Based on the descriptions of this phenomenon, I set out to see if I could catch it. Some areas of the lake were clearly too far along:
Other places not far enough:
What I needed were the places in between. Places where the ice cones could form and then bob and “sing” alongside one another. Here’s how it works:
As the surface of a lake bends and cracks, melting at various speeds, large plates of ice shift and lift like tectonic plates. Dark water bleeds through the cracks in these plates, attracting and holding more of the sun’s warmth than the white ice. As a result, these darker areas heat up faster and create mini-whirlpools of their own, warming and melting the ice along their periphery. This circular motion leads to a melting process that shapes chunks of the ice plates into conical “ice cones” that swirl and bump against each other, singing in a distinctly soft, cold whisper along the lake shores. They circle and dance their way toward the lake’s outflow or they melt quickly, depending on size and air temperature.

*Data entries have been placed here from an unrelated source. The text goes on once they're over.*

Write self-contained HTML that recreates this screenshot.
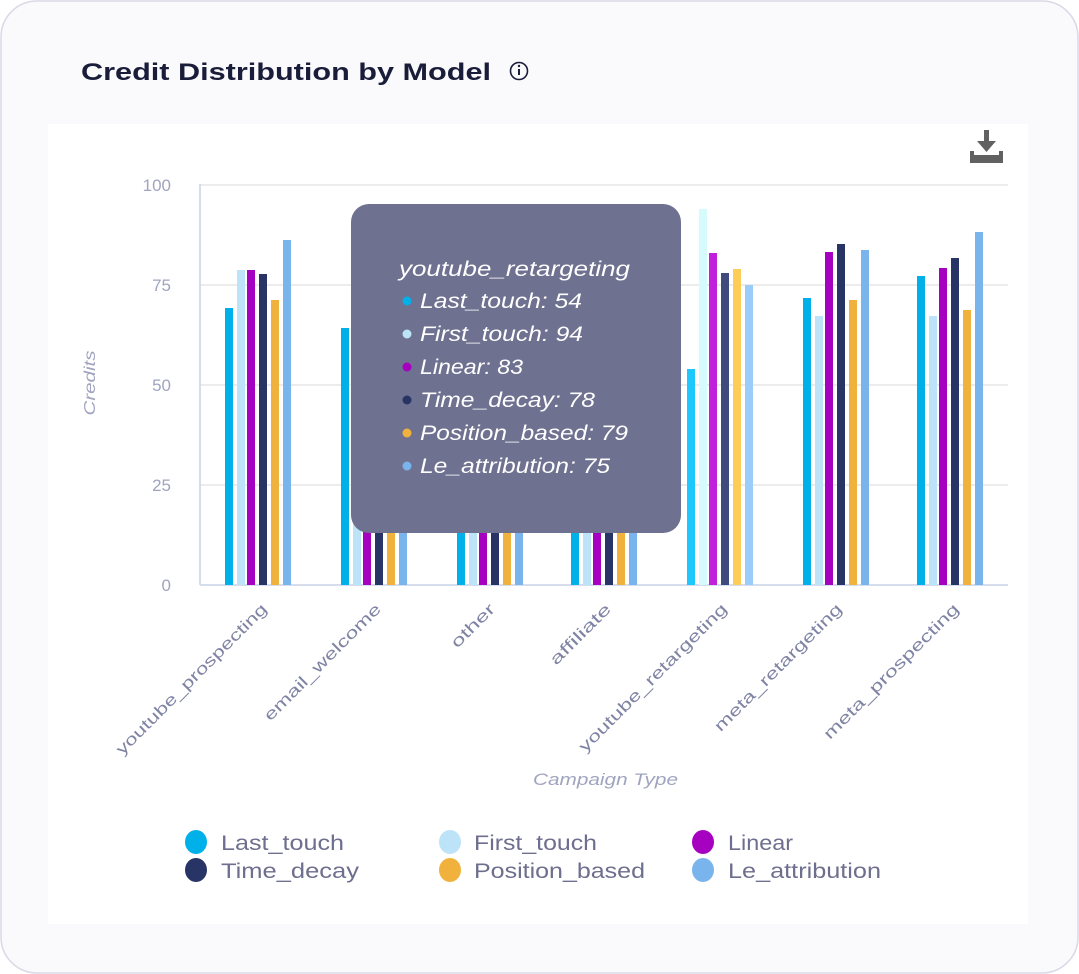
<!DOCTYPE html>
<html><head><meta charset="utf-8"><style>
html,body{margin:0;padding:0;background:#fff;}
body{width:1079px;height:974px;position:relative;overflow:hidden;font-family:"Liberation Sans",sans-serif;}
</style></head><body>
<svg width="1079" height="974" xmlns="http://www.w3.org/2000/svg" style="position:absolute;left:0;top:0">
<rect x="1" y="1" width="1077" height="972" rx="36" fill="#fafafc" stroke="#d9d9e8" stroke-width="1.5"/>
<rect x="48" y="124" width="980" height="800" fill="#ffffff"/>
<text x="81" y="80" font-size="24" font-weight="bold" fill="#1a1d3a" textLength="410" lengthAdjust="spacingAndGlyphs">Credit Distribution by Model</text>
<circle cx="519" cy="71" r="8.5" fill="none" stroke="#1a1d3a" stroke-width="1.6"/>
<rect x="518" y="69" width="2" height="6" fill="#1a1d3a"/><circle cx="519" cy="66" r="1.2" fill="#1a1d3a"/>
<g fill="#616161"><rect x="984" y="130" width="5" height="14"/><polygon points="977,141 996,141 986.5,152"/><rect x="970" y="155" width="33" height="8"/><rect x="970" y="151" width="4" height="6"/><rect x="999" y="151" width="4" height="6"/></g>
<g stroke="#e6e6e6" stroke-width="1.5"><line x1="200" y1="185" x2="1008" y2="185"/><line x1="200" y1="285" x2="1008" y2="285"/><line x1="200" y1="385" x2="1008" y2="385"/><line x1="200" y1="485" x2="1008" y2="485"/></g>
<line x1="200" y1="184" x2="200" y2="585" stroke="#c8d4e8" stroke-width="1.5"/>
<line x1="200" y1="585" x2="1008" y2="585" stroke="#c8d4e8" stroke-width="1.5"/>
<g font-size="17" fill="#a0a4bf" text-anchor="end"><text x="171" y="191">100</text><text x="171" y="291">75</text><text x="171" y="391">50</text><text x="171" y="491">25</text><text x="171" y="591">0</text></g>
<text transform="translate(95,383) rotate(-90)" font-size="16" font-style="italic" fill="#a0a4bf" text-anchor="middle" textLength="65" lengthAdjust="spacingAndGlyphs">Credits</text>
<g id="bars"></g>
<g font-size="16" fill="#8084a4" text-anchor="end" lengthAdjust="spacingAndGlyphs">
<text transform="translate(268,610) rotate(-45)" textLength="206" lengthAdjust="spacingAndGlyphs">youtube_prospecting</text>
<text transform="translate(382,610) rotate(-45)" textLength="158" lengthAdjust="spacingAndGlyphs">email_welcome</text>
<text transform="translate(496,610) rotate(-45)" textLength="55" lengthAdjust="spacingAndGlyphs">other</text>
<text transform="translate(612,610) rotate(-45)" textLength="79" lengthAdjust="spacingAndGlyphs">affiliate</text>
<text transform="translate(728,610) rotate(-45)" textLength="202" lengthAdjust="spacingAndGlyphs">youtube_retargeting</text>
<text transform="translate(843,610) rotate(-45)" textLength="173" lengthAdjust="spacingAndGlyphs">meta_retargeting</text>
<text transform="translate(960,610) rotate(-45)" textLength="184" lengthAdjust="spacingAndGlyphs">meta_prospecting</text>
</g>
<text x="533" y="785" font-size="17" font-style="italic" fill="#a0a4bf" textLength="145" lengthAdjust="spacingAndGlyphs">Campaign Type</text>
<g font-size="21" fill="#6e6e8e">
<ellipse cx="196" cy="842" rx="11" ry="12" fill="#00b0e8"/><text x="221" y="850" textLength="123" lengthAdjust="spacingAndGlyphs">Last_touch</text>
<ellipse cx="450" cy="842" rx="11" ry="12" fill="#bde3f9"/><text x="474" y="850" textLength="123" lengthAdjust="spacingAndGlyphs">First_touch</text>
<ellipse cx="703" cy="842" rx="11" ry="12" fill="#a600c0"/><text x="728" y="850" textLength="65" lengthAdjust="spacingAndGlyphs">Linear</text>
<ellipse cx="196" cy="870" rx="11" ry="12" fill="#283366"/><text x="221" y="878" textLength="138" lengthAdjust="spacingAndGlyphs">Time_decay</text>
<ellipse cx="450" cy="870" rx="11" ry="12" fill="#f0b23c"/><text x="474" y="878" textLength="171" lengthAdjust="spacingAndGlyphs">Position_based</text>
<ellipse cx="703" cy="870" rx="11" ry="12" fill="#7ab4ec"/><text x="728" y="878" textLength="153" lengthAdjust="spacingAndGlyphs">Le_attribution</text>
</g>
<rect x="351" y="204" width="330" height="329" rx="18" fill="#6e7190"/>
<g font-size="21" font-style="italic" fill="#ffffff">
<text x="399" y="276" textLength="231" lengthAdjust="spacingAndGlyphs">youtube_retargeting</text>
<circle cx="407" cy="301" r="4.5" fill="#00b0e8"/><text x="420" y="308" textLength="162" lengthAdjust="spacingAndGlyphs">Last_touch: 54</text>
<circle cx="407" cy="334" r="4.5" fill="#bde3f9"/><text x="420" y="341" textLength="163" lengthAdjust="spacingAndGlyphs">First_touch: 94</text>
<circle cx="407" cy="367" r="4.5" fill="#a600c0"/><text x="420" y="374" textLength="103" lengthAdjust="spacingAndGlyphs">Linear: 83</text>
<circle cx="407" cy="400" r="4.5" fill="#283366"/><text x="420" y="407" textLength="175" lengthAdjust="spacingAndGlyphs">Time_decay: 78</text>
<circle cx="407" cy="433" r="4.5" fill="#f0b23c"/><text x="420" y="440" textLength="208" lengthAdjust="spacingAndGlyphs">Position_based: 79</text>
<circle cx="407" cy="466" r="4.5" fill="#7ab4ec"/><text x="420" y="473" textLength="190" lengthAdjust="spacingAndGlyphs">Le_attribution: 75</text>
</g>
</svg>
<script>
var starts=[225,341,457,571,687,803,917],offs=[0,12,22,34,46,58];
var cols=["#00b0e8","#bde3f9","#a600c0","#283366","#f0b23c","#7ab4ec"];
var hov=["#1ec8fc","#d5fbfd","#c01fdc","#3f4b7d","#fdcd58","#9bcdfb"];
var data=[[69.25,78.75,78.75,77.75,71.25,86.25],[64.25,70,72,75,68,80],[70,72,75,74,70,78],[68,74,73,76,71,79],[54,94,83,78,79,75],[71.75,67.25,83.25,85.25,71.25,83.75],[77.25,67.25,79.25,81.75,68.75,88.25]];
var g=document.getElementById("bars"),ns="http://www.w3.org/2000/svg";
for(var i=0;i<7;i++)for(var j=0;j<6;j++){var r=document.createElementNS(ns,"rect");var h=data[i][j]*4;
r.setAttribute("x",starts[i]+offs[j]);r.setAttribute("y",585-h);r.setAttribute("width",8);r.setAttribute("height",h);
r.setAttribute("fill",i==4?hov[j]:cols[j]);g.appendChild(r);}
</script>
</body></html>
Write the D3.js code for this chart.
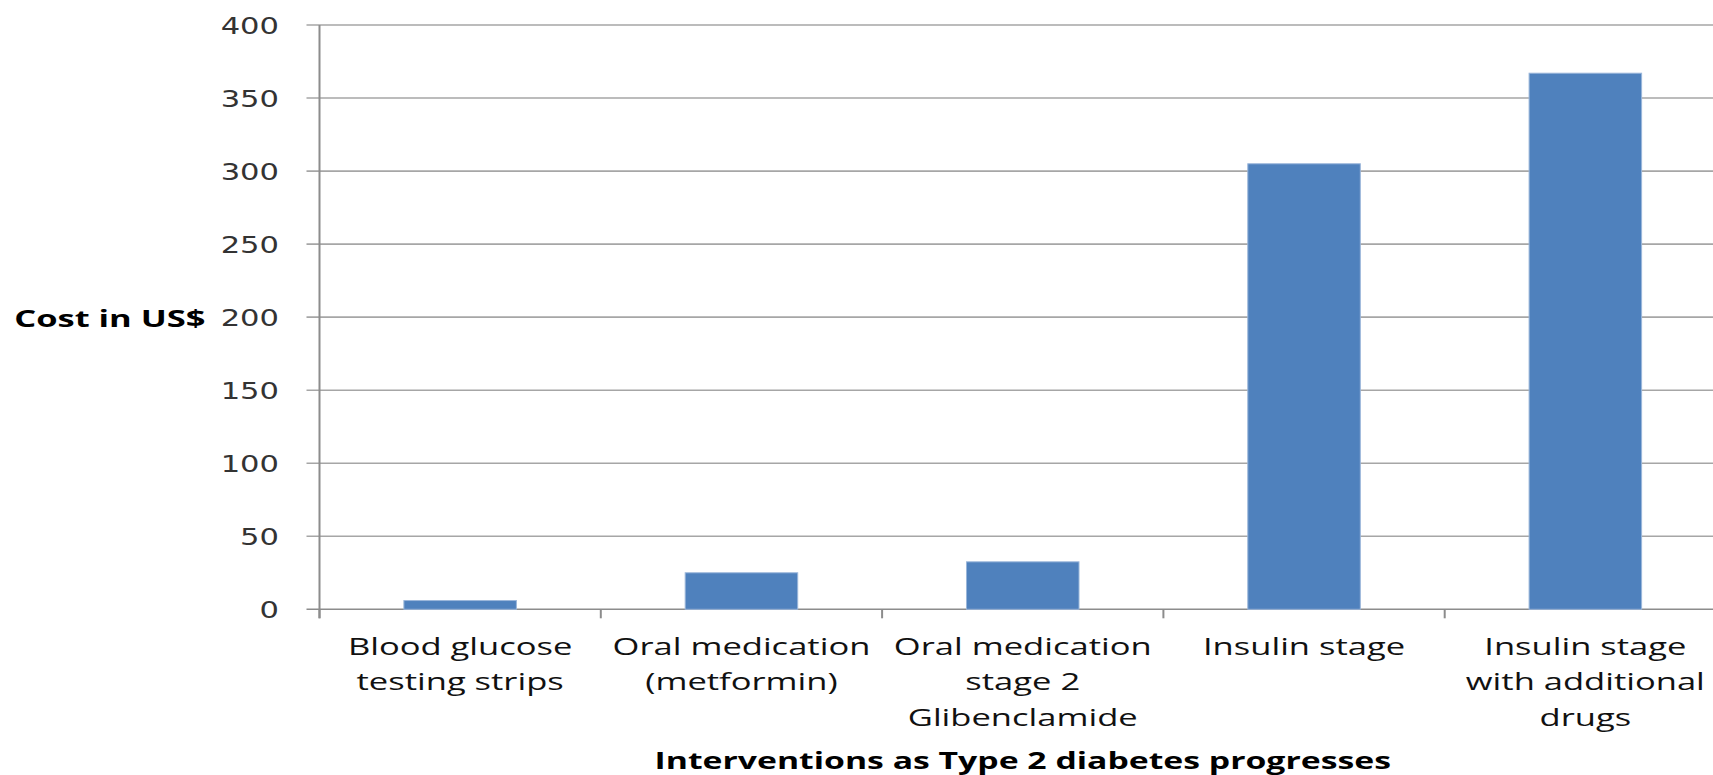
<!DOCTYPE html>
<html>
<head>
<meta charset="utf-8">
<script src="https://cdn.jsdelivr.net/npm/d3@7"></script>
<style>
  html, body { margin: 0; padding: 0; background: #ffffff; }
  svg { display: block; }
</style>
</head>
<body>
<svg id="chart" width="1713" height="775"></svg>
<script>
// ---- data ----
const categories = [
  "Blood glucose\ntesting strips",
  "Oral medication\n(metformin)",
  "Oral medication\nstage 2\nGlibenclamide",
  "Insulin stage",
  "Insulin stage\nwith additional\ndrugs"
];
const costs = [6, 25, 32.5, 305, 367];
const yTickValues = [0, 50, 100, 150, 200, 250, 300, 350, 400];
const yTitle = "Cost in US$";
const xTitle = "Interventions as Type 2 diabetes progresses";

// ---- layout ----
const W = 1713, H = 775;
const plot = { left: 319.5, right: 1726, top: 25, bottom: 609.3 };
const SX_TICK = 1.33;  // horizontal text stretch seen in the reference
const SX_CAT = 1.41;
const SX_BOLD = 1.5;

const svg = d3.select("#chart");

const x = d3.scaleBand()
  .domain(categories)
  .range([plot.left, plot.right])
  .paddingInner(0.6)
  .paddingOuter(0.3);

const y = d3.scaleLinear()
  .domain([0, 400])
  .range([plot.bottom, plot.top]);

// gridlines (with left tick stubs)
svg.append("g")
  .selectAll("line")
  .data(yTickValues)
  .join("line")
  .attr("x1", plot.left - 13)
  .attr("x2", W)
  .attr("y1", d => y(d))
  .attr("y2", d => y(d))
  .attr("stroke", d => d === 0 ? "#8c8c8c" : "#a6a6a6")
  .attr("stroke-width", 1.6);

// y axis line
svg.append("line")
  .attr("x1", plot.left).attr("x2", plot.left)
  .attr("y1", y(400)).attr("y2", plot.bottom + 9)
  .attr("stroke", "#8c8c8c")
  .attr("stroke-width", 2);

// x tick marks at band boundaries
const step = x.step();
const boundaries = d3.range(categories.length + 1).map(i => x.range()[0] + i * step);
svg.append("g")
  .selectAll("line")
  .data(boundaries)
  .join("line")
  .attr("x1", d => d).attr("x2", d => d)
  .attr("y1", plot.bottom).attr("y2", plot.bottom + 9)
  .attr("stroke", "#8c8c8c")
  .attr("stroke-width", 2);

// bars
svg.append("g")
  .selectAll("rect")
  .data(categories.map((c, i) => ({ c, v: costs[i] })))
  .join("rect")
  .attr("x", d => x(d.c))
  .attr("width", x.bandwidth())
  .attr("y", d => y(d.v))
  .attr("height", d => y(0) - y(d.v))
  .attr("fill", "#4f81bd")
  .attr("stroke", "#9ab6da")
  .attr("stroke-width", 1);

// y tick labels
svg.append("g")
  .selectAll("text")
  .data(yTickValues)
  .join("text")
  .attr("transform", d => `translate(279,${y(d) + 8.5}) scale(${SX_TICK},1)`)
  .attr("text-anchor", "end")
  .attr("font-family", "DejaVu Sans, Verdana, sans-serif")
  .attr("font-size", 23)
  .attr("fill", "#333333")
  .text(d => d);

// category labels
const cat = svg.append("g")
  .selectAll("text")
  .data(categories)
  .join("text")
  .attr("transform", d => `translate(${x(d) + x.bandwidth() / 2},655) scale(${SX_CAT},1)`)
  .attr("text-anchor", "middle")
  .attr("font-family", "Open Sans, sans-serif")
  .attr("font-size", 24.5)
  .attr("fill", "#111111");
cat.selectAll("tspan")
  .data(d => d.split("\n"))
  .join("tspan")
  .attr("x", 0)
  .attr("dy", (d, i) => i === 0 ? 0 : 35.5)
  .text(d => d);

// y axis title
svg.append("text")
  .attr("transform", `translate(205.5,327) scale(${SX_BOLD},1)`)
  .attr("text-anchor", "end")
  .attr("font-family", "Open Sans, sans-serif")
  .attr("font-weight", "bold")
  .attr("font-size", 23)
  .attr("fill", "#000")
  .text(yTitle);

// x axis title
svg.append("text")
  .attr("transform", `translate(${(plot.left + plot.right) / 2},769) scale(${SX_BOLD},1)`)
  .attr("text-anchor", "middle")
  .attr("font-family", "Open Sans, sans-serif")
  .attr("font-weight", "bold")
  .attr("font-size", 22.5)
  .attr("fill", "#000")
  .text(xTitle);
</script>
</body>
</html>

Either way, catching a glimpse of them as they “sing” and swirl is a rarity any true Michigander wants to see every year—as they’re the truest sing of spring.
With most of the snow gone, I enjoyed quiet, cool coves of cedar and birch along the lakeshore, but I did not see or hear any signing ice cones. Tomorrow, I’ll search along Duck Lake, though I fear I may have missed my chance. Meantime, I take comfort in the little swimming creatures I saw beneath this small crack in the ice, fearlessly wiggling or breaking the surface of the water in, perhaps, their first brushes with life beyond the lake.